As you can see in this answer, kotlin-stdlib
got two additional extension libraries kotlin-stdlib-jre7
and kotlin-stdlib-jre8
in 1.1. This libraries add specific features for Java 7 and Java 8, and include kotlin-stdlib
as a transitive dependency. See also the Kotlin 1.1 release notes:
Java 8 standard library support
There are now separate versions of the standard library supporting the new JDK APIs added in Java 7 and 8. If you need access to the new APIs, use kotlin-stdlib-jre7 and kotlin-stdlib-jre8 maven artifacts instead of the standard kotlin-stdlib. These artifacts are tiny extensions on top of kotlin-stdlib and they bring it to your project as a transitive dependency.

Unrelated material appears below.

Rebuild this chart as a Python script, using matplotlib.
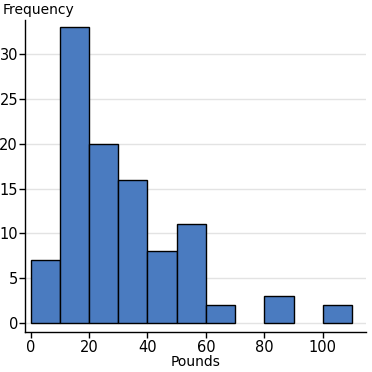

Kotlin plugin in current versions of Android Studio add kotlin-stdlib-jre7
as a dependency when configuring Kotlin in the project, as Android Studio and build tools support Java 7 in a backward compatible way since Android Studio 0.3.2, released in October 2013. See also Does Android support JDK 6 or 7. Specifically, release notes state:
The main feature in this release is support for Android KitKat:
Support for language features like the diamond operator, multi-catch, try-with-resources, strings in switches, etc.
When creating a new project, you can specify a source language level:
And:
Note that you can use all these language features not just with Android KitKat, but with older versions of Android too! There is one exception to that: try-with-resources, which will require minSdkVersion 19.